* **Required task**:
Gather each line of the records where "this" appears.

○ ○ ○ ○ ○ ○ ○

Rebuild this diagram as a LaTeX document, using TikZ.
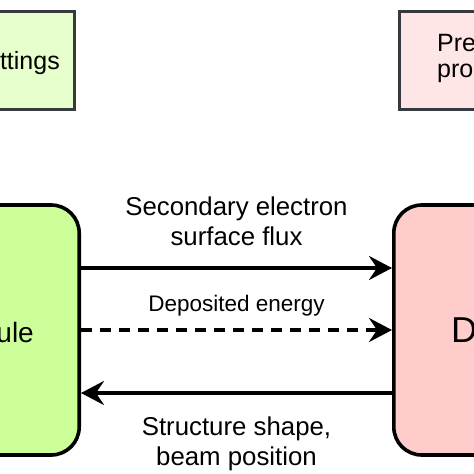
\documentclass[tikz,border=0pt]{standalone}
\usepackage{fontspec}
\setmainfont{Liberation Sans}
\usetikzlibrary{arrows.meta}
\definecolor{setgreen}{HTML}{E6FFCC}
\definecolor{simgreen}{HTML}{CCFF99}
\definecolor{prepink}{HTML}{FFE6E6}
\definecolor{deppink}{HTML}{FFCCCC}
\definecolor{boxgray}{HTML}{36393D}
\tikzset{
  smallbox/.style={draw=boxgray, line width=3pt, minimum height=98pt, inner sep=0pt},
  bigbox/.style={draw=black, line width=3.6pt, rounded corners=28pt, minimum height=250pt, inner sep=0pt},
  flow/.style={line width=3.6pt, -{Stealth[length=23pt,width=24pt,inset=8pt]}},
  lbl/.style={font=\fontsize{25.8}{30}\selectfont, align=center, inner sep=0pt},
}
\begin{document}
\begin{tikzpicture}[x=1pt,y=-1pt]
\useasboundingbox (0,0) rectangle (474,474);
\clip (0,0) rectangle (474,474);
% top row
\node [smallbox, fill=setgreen, minimum width=200pt, anchor=north east] (settings) at (76,10) {};
\node [anchor=base east, inner sep=0pt, font=\fontsize{25}{30}\selectfont] (settext) at (60,69) {ttings};
\node [smallbox, fill=prepink, minimum width=200pt, anchor=north west] (preproc) at (398,10) {};
\node [anchor=base west, inner sep=0pt, font=\fontsize{25}{30}\selectfont] (pretext) at (437,51) {Pre};
\node [anchor=base west, inner sep=0pt, font=\fontsize{25}{30}\selectfont] (protext) at (437,77) {pro};
% main boxes
\node [bigbox, fill=simgreen, minimum width=300pt, anchor=east] (sim) at (81,330) {};
\node [anchor=base east, inner sep=0pt, font=\fontsize{28}{34}\selectfont] (simtext) at (34,342) {ule};
\node [bigbox, fill=deppink, minimum width=300pt, anchor=west] (dep) at (392,330) {};
\node [anchor=base west, inner sep=0pt, font=\fontsize{36}{42}\selectfont] (deptext) at (451,342) {D};
% couplings
\coordinate (a1) at (0,268);
\coordinate (a2) at (0,330);
\coordinate (a3) at (0,393);
\draw [flow] (sim.east |- a1) -- (dep.west |- a1)
    node[lbl, pos=0.5, above=20pt] {Secondary electron\\surface flux};
\draw [flow, dash pattern=on 11pt off 8pt] (sim.east |- a2) -- (dep.west |- a2)
    node[lbl, pos=0.5, above=12pt, font=\fontsize{22.5}{27}\selectfont] {Deposited energy};
\draw [flow] (dep.west |- a3) -- (sim.east |- a3)
    node[lbl, pos=0.5, below=22pt] {Structure shape,\\beam position};
\end{tikzpicture}
\end{document}
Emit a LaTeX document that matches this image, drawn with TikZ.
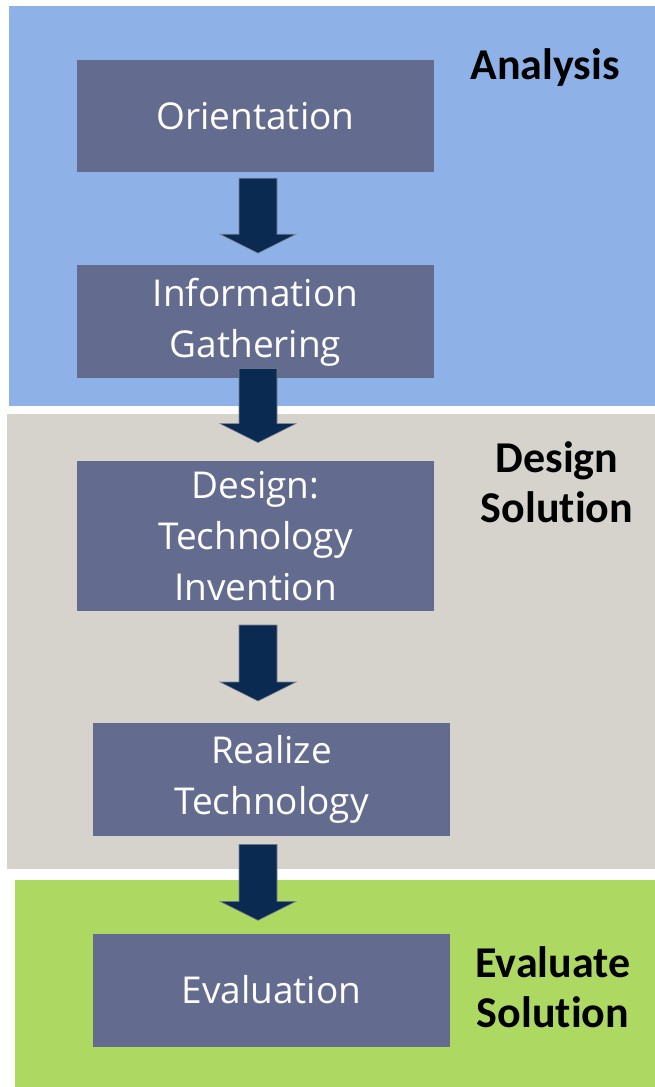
\documentclass[tikz,border=0pt]{standalone}
\usepackage{fontspec}
\setmainfont{Open Sans}
\newfontfamily\headfont{Carlito}[Ligatures=NoCommon]
\usetikzlibrary{positioning,calc}
\definecolor{analysisblue}{HTML}{8EB2E7}
\definecolor{designgray}{HTML}{D5D3CC}
\definecolor{evalgreen}{HTML}{ADD963}
\definecolor{stepfill}{HTML}{636B8E}
\definecolor{arrownavy}{HTML}{0B2A52}
\definecolor{arrowedge}{HTML}{7A8290}

% block arrow: start node anchor, drop, end node anchor, gap
\newcommand\flowarrow[4]{%
  \coordinate (fa top) at ($(#1)+(0,#2)$);
  \coordinate (fa tip) at ($(#3)+(0,-#4)$);
  \filldraw[flow] ($(fa top)+(-19,0)$) -- ($(fa tip)+(-19,-19)$) -- ($(fa tip)+(-38,-19)$) -- (fa tip)
    -- ($(fa tip)+(38,-19)$) -- ($(fa tip)+(19,-19)$) -- ($(fa top)+(19,0)$) -- cycle;
}

\begin{document}
\begin{tikzpicture}[x=1pt,y=-1pt,
  stepbox/.style={fill=stepfill,text=white,inner sep=0pt,minimum width=357pt,align=center,font=\fontsize{37}{51}\selectfont},
  phase/.style={align=center,font=\headfont\bfseries\fontsize{44}{50}\selectfont},
  flow/.style={fill=arrownavy,draw=arrowedge,line width=0.6pt}]
  \useasboundingbox[fill=white] (0,0) rectangle (655,1087);
  % phase panels
  \fill[analysisblue] (9,6) rectangle (655,406);
  \fill[designgray] (7,414) rectangle (655,869);
  \fill[evalgreen] (15,880) rectangle (655,1087);
  \node[phase] (analysis) at (545,68) {Analysis};
  \node[phase] (design label) at (557,482) {Design\\Solution};
  \node[phase] (eval label) at (553,987) {Evaluate\\Solution};
  % steps
  \coordinate (axis) at (258,0);
  \node[stepbox,minimum height=112pt] (orient) at (255.5,116) {Orientation};
  \node[stepbox,minimum height=113pt] (info) [below=93pt of orient] {Information\\Gathering};
  \node[stepbox,minimum height=150pt] (design) [below=82pt of info] {Design:\\Technology\\Invention};
  \node[stepbox,minimum height=113pt] (realize) [below=112pt of design,xshift=16pt] {Realize\\Technology};
  \node[stepbox,minimum height=113pt] (eval) [below=97pt of realize] {Evaluation};
  \flowarrow{orient.south -| axis}{6}{info.north -| axis}{12}
  \flowarrow{info.south -| axis}{-10}{design.north -| axis}{18}
  \flowarrow{design.south -| axis}{14}{realize.north -| axis}{22}
  \flowarrow{realize.south -| axis}{8}{eval.north -| axis}{13}
\end{tikzpicture}
\end{document}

○ ○ ○ ○ ○ ○ ○

* **Solved problem**:
Rebuild this diagram as a LaTeX document, using TikZ.
Emit a LaTeX document that matches this image, drawn with TikZ.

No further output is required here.